I want my bank to protect my money; to put it in my account when I make a deposit; to pay me interest on my savings; to disperse money when I need it, to me or to someone I specify as the recipient; to keep other people out of my money; and to provide reporting about what I’m doing with my money so I can make plans and pay my taxes; to not donate money to political wackos. That’s it. I don’t need to engage with my bank beyond that. I don’t need to be part of a community of people who love the bank. I don’t need to receive stories about how much other customers love the bank or how their employees make customers happy. That’s too much.
Same thing for my grocery store.
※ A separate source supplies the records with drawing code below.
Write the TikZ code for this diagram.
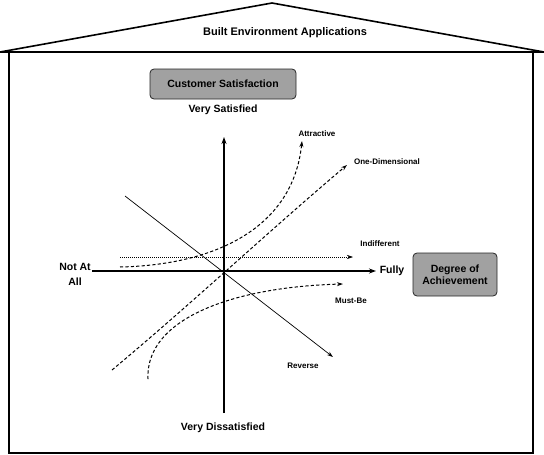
\documentclass[tikz,border=0pt]{standalone}
\usepackage{fontspec}
\setmainfont{Liberation Sans}
\usetikzlibrary{arrows.meta}
\tikzset{
  house/.style={line width=1.6pt, line join=miter},
  axis/.style={line width=1.8pt, -{Stealth[length=7pt,width=5pt]}},
  curvedash/.style={line width=1pt, dash pattern=on 3.2pt off 2.2pt, -{Stealth[length=6pt,width=4pt]}},
  thinarrow/.style={line width=0.7pt, -{Stealth[length=6pt,width=4pt]}},
  dotarrow/.style={line width=0.6pt, dash pattern=on 1pt off 1pt, -{Stealth[length=6pt,width=4pt]}},
  biglabel/.style={font=\fontsize{10.5}{12}\selectfont\bfseries, inner sep=0pt},
  smalllabel/.style={font=\fontsize{8}{9.5}\selectfont\bfseries, inner sep=0pt},
  graybox/.style={draw=black!85, line width=0.8pt, fill=black!37, rounded corners=4pt,
     font=\fontsize{10.5}{12.5}\selectfont\bfseries, align=center, inner sep=0pt},
}
\begin{document}
\begin{tikzpicture}[x=1pt,y=-1pt]
\useasboundingbox (0,0) rectangle (544,455);
% house
\draw[house] (0,52) -- (272,3) -- (544,52) -- cycle;
\draw[house] (9,52) -- (9,453) -- (533,453) -- (533,52);
\node[font=\fontsize{11}{13}\selectfont\bfseries, inner sep=0pt] (title) at (285,33) {Built Environment Applications};
% boxes
\node[graybox, minimum width=146pt, minimum height=30pt] (cs) at (223,84) {Customer Satisfaction};
\node[biglabel] (vs) at (223,110) {Very Satisfied};
\node[graybox, minimum width=84pt, minimum height=43pt] (da) at (455,274.5) {Degree of\\Achievement};
\node[biglabel] (vd) at (223,428) {Very Dissatisfied};
\node[biglabel, align=center, font=\fontsize{10.5}{15}\selectfont\bfseries] (nal) at (75,274.5) {Not At\\All};
\node[biglabel] (fully) at (392,271) {Fully};
% axis coordinates
\coordinate (vbot) at (224,413);
\coordinate (vtop) at (224,137);
\coordinate (hl) at (92,271);
\coordinate (hr) at (376,271);
\draw[axis] (vbot) -- (vtop);
\draw[axis] (hl) -- (hr);
% curves
\coordinate (ind1) at (120,257);
\coordinate (ind2) at (353,257);
\draw[dotarrow] (ind1) -- (ind2);
\node[smalllabel] (indl) at (380,244) {Indifferent};
\coordinate (rev1) at (125,196);
\coordinate (rev2) at (333,357);
\draw[thinarrow] (rev1) -- (rev2);
\node[smalllabel] (revl) at (303,366) {Reverse};
\coordinate (att1) at (120,267);
\coordinate (att2) at (302,141);
\draw[curvedash] (att1) .. controls (215,265) and (293,228) .. (att2);
\node[smalllabel] (attl) at (317,134) {Attractive};
\coordinate (od1) at (112,370);
\coordinate (od2) at (347,165);
\draw[curvedash] (od1) .. controls (190,305) and (270,230) .. (od2);
\node[smalllabel] (odl) at (387,162) {One-Dimensional};
\coordinate (mb1) at (148,379);
\coordinate (mb2) at (343,284);
\draw[curvedash] (mb1) .. controls (145,320) and (230,287) .. (mb2);
\node[smalllabel] (mbl) at (351,301) {Must-Be};
\end{tikzpicture}
\end{document}
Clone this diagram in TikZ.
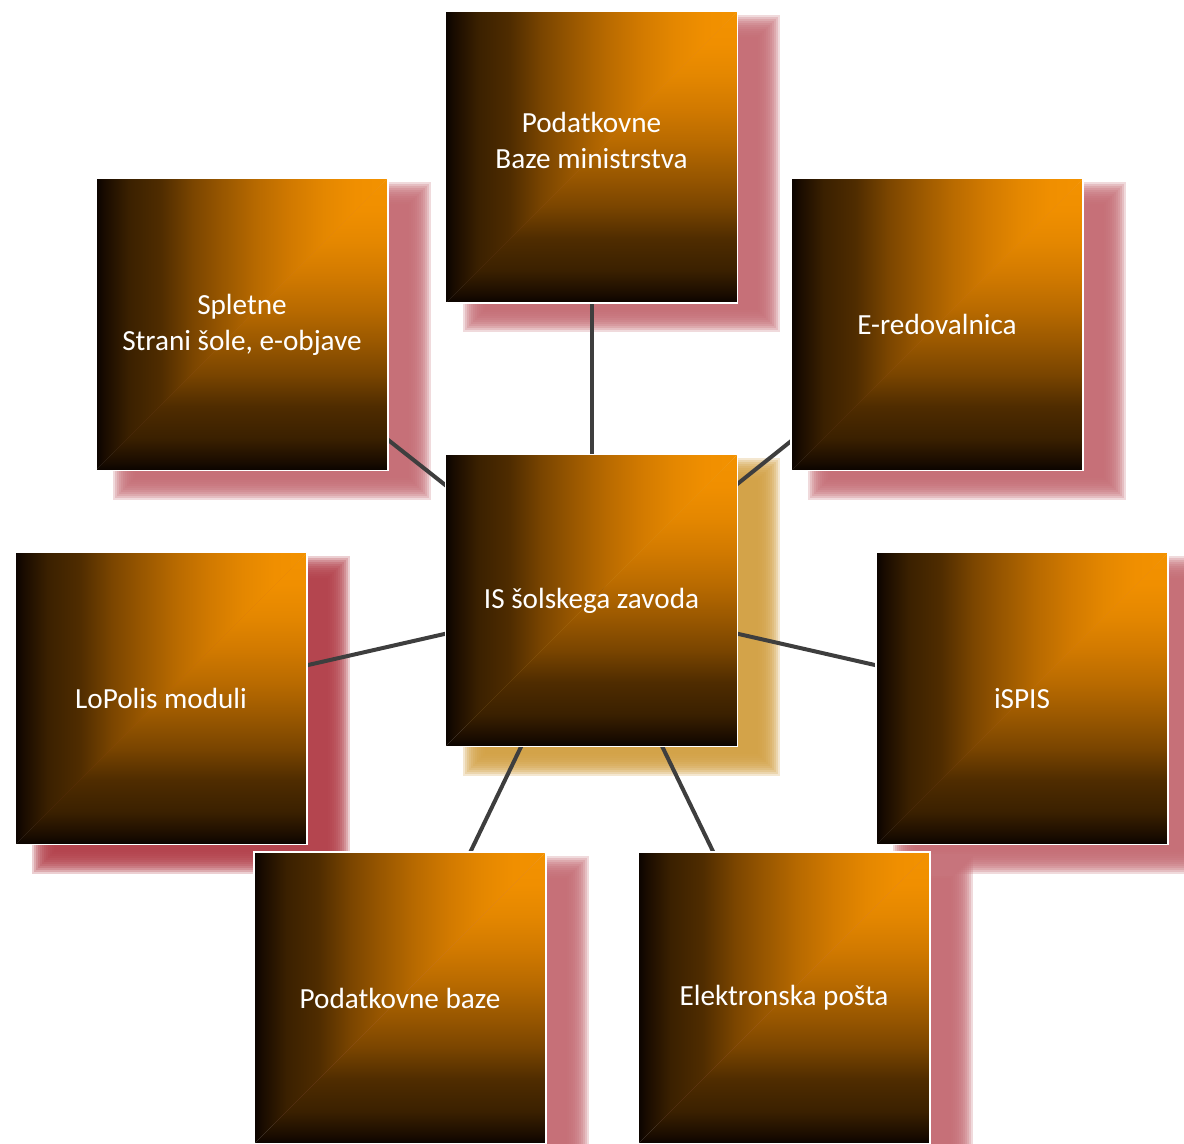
\documentclass[tikz,border=0pt]{standalone}
\usepackage{fontspec}
\setmainfont{Carlito}
\usepackage{tikz}

\definecolor{tileorange}{HTML}{F39200}
\definecolor{rampa}{HTML}{0A0300}
\definecolor{rampb}{HTML}{1A0C00}
\definecolor{rampc}{HTML}{3A2000}
\definecolor{rampd}{HTML}{4F2C00}
\definecolor{rampe}{HTML}{7A4500}
\definecolor{rampf}{HTML}{9A5800}
\definecolor{rampg}{HTML}{B86A00}
\definecolor{ramph}{HTML}{D27A00}
\definecolor{rampi}{HTML}{E48700}
\definecolor{rampj}{HTML}{F08F00}
\definecolor{shadepink}{HTML}{C46C74}
\definecolor{shadered}{HTML}{B2404A}
\definecolor{shadegold}{HTML}{D2A044}
\definecolor{linkgray}{HTML}{3E3E3E}

\pgfdeclarehorizontalshading{tileh}{100bp}{color(0bp)=(rampa); color(25bp)=(rampa);
  color(26.5bp)=(rampb); color(30.5bp)=(rampc); color(36bp)=(rampd); color(41.5bp)=(rampe);
  color(47bp)=(rampf); color(52.5bp)=(rampg); color(58.5bp)=(ramph); color(64bp)=(rampi);
  color(69.5bp)=(rampj); color(75bp)=(tileorange); color(100bp)=(tileorange)}
\pgfdeclareverticalshading{tilev}{100bp}{color(0bp)=(rampa); color(25bp)=(rampa);
  color(26.5bp)=(rampb); color(30.5bp)=(rampc); color(36bp)=(rampd); color(41.5bp)=(rampe);
  color(47bp)=(rampf); color(52.5bp)=(rampg); color(58.5bp)=(ramph); color(64bp)=(rampi);
  color(69.5bp)=(rampj); color(75bp)=(tileorange); color(100bp)=(tileorange)}

\pgfdeclarelayer{shadow}
\pgfdeclarelayer{links}
\pgfsetlayers{shadow,links,main}

\tikzset{
  tile/.style={rectangle, minimum width=146pt, minimum height=146pt, inner sep=0pt,
    draw=white, line width=0.8pt, text=white, align=center,
    font=\fontsize{14.6}{18}\selectfont,
    path picture={
      \shade[shading=tileh]
        (path picture bounding box.south west) -- (path picture bounding box.north west)
        -- (path picture bounding box.north east) -- cycle;
      \shade[shading=tilev]
        (path picture bounding box.south west) -- (path picture bounding box.south east)
        -- (path picture bounding box.north east) -- cycle;
    }},
  link/.style={draw=linkgray, line width=2pt}
}

% soft shadow behind a tile: #1 node, #2 colour
\newcommand{\tileshadow}[2]{%
  \foreach \e in {-10,-8,...,12}
    \fill[#2, opacity=0.25] ([shift={({30-\e},{-16.5+\e})}]#1.north west)
      rectangle ([shift={({30+\e},{-16.5-\e})}]#1.south east);
}

\begin{document}
\begin{tikzpicture}[x=0.5pt,y=0.5pt]
    \useasboundingbox (0,0) rectangle (1184,-1144);
    \node[tile, text depth=17pt] (top) at (591.5,-157) {Podatkovne\\Baze ministrstva};
    \node[tile] (web) at (242,-324.5) {Spletne\\Strani šole, e-objave};
    \node[tile] (ered) at (937,-324.5) {E-redovalnica};
    \node[tile] (hub) at (591.5,-600.5) {IS šolskega zavoda};
    \node[tile] (lopolis) at (161,-698.5) {LoPolis moduli};
    \node[tile] (ispis) at (1022,-698.5) {iSPIS};
    \node[tile] (db) at (400,-998) {Podatkovne baze};
    \node[tile] (mail) at (784,-998) {Elektronska pošta};
    \begin{pgfonlayer}{shadow}
      \foreach \n in {top,web,ered,ispis,db,mail}
        \tileshadow{\n}{shadepink};
      \tileshadow{lopolis}{shadered}
      \tileshadow{hub}{shadegold}
    \end{pgfonlayer}
    \begin{pgfonlayer}{links}
      \foreach \n in {top,web,ered,lopolis,ispis,db,mail}
        \draw[link] (hub.center) -- (\n.center);
    \end{pgfonlayer}
\end{tikzpicture}
\end{document}
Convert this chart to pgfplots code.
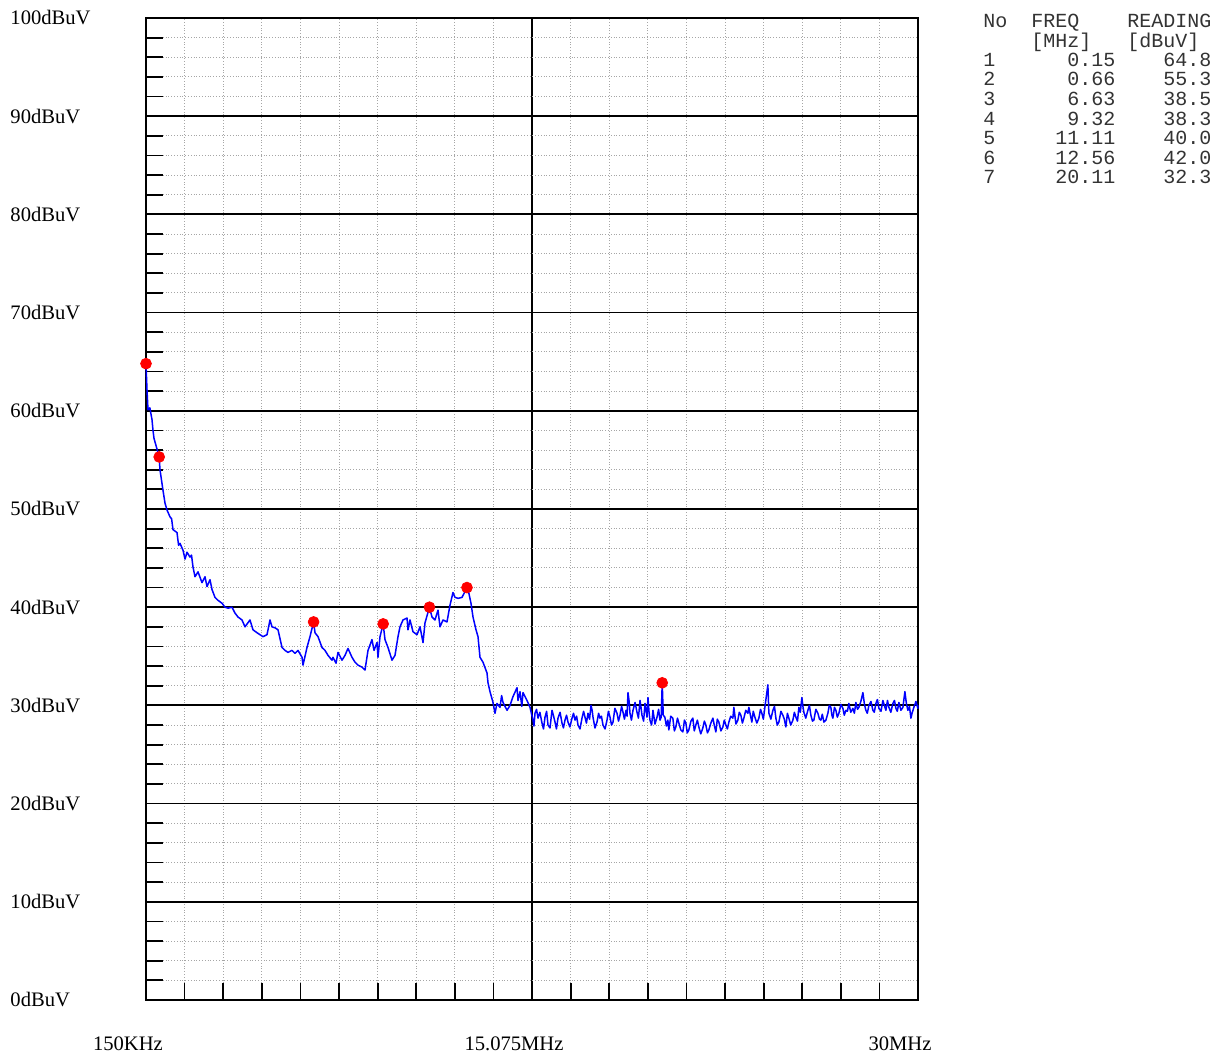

I need my online grocery store to have the selection of products that I want; to remember my grocery list and previous purchases; to allow me to place an order and select a delivery time; to deliver the right things in good condition on-time; to protect my credit card information; to treat their employees humanely. I don’t need to be part of an online community who loves my grocery app, to see what other people are buying, to hear how much they love the grocery app. Just do a good job and I’ll keep using you.
Ditto for my doctors. I didn’t need five different medical practices texting me all spring to tell me that I was not eligible for the Covid vaccine. I’m not an idiot, I watch the news, I knew I wasn’t eligible yet. In the same vein, I didn’t need all five of them texting me all summer to tell me that then I was eligible: by the time they had vaccine available, I had already been vaccinated. I don’t need to be part of their community, or be engaged with.
I don’t need the app for the East River Ferry – which has maps, schedules, and virtual tickets – recommending new destinations for me, or sharing stories about how much people love riding the ferry. I already ride the ferry because I, too, love riding the ferry. I don’t need to be engaged with and made part of a community.
Maybe this is very Gen X of me, to not want to be marketed to, to be made part of an online community all the time, to be engaged with. I am not a luddite or a recluse: I have friends, I am part of many communities, most of which have amped up their online presence over the last year but are already returning to in-person meetings, masked. I’m not anti-community.
I just find all this online engagement exhausting. Think about it: if I responded by becoming part of all the online communities that I listed above – and these are just a fraction of what I am pushed to join – I’d never leave my computer or look up from my phone. I’d never walk in the park. I’d never sit and let leaves fall around me. I’d never have time to read to children, or call my mother, or cook a meal from scratch. I’d never have time to mourn yet another loss by my stupid Jets.
How do people have time to live with all this online engagement?
So, no, I will not be joining the thriving community of my meditation app. Meditation is a solitary practice. Even if you are in a room with a lot of other people, all meditating, you meditate alone.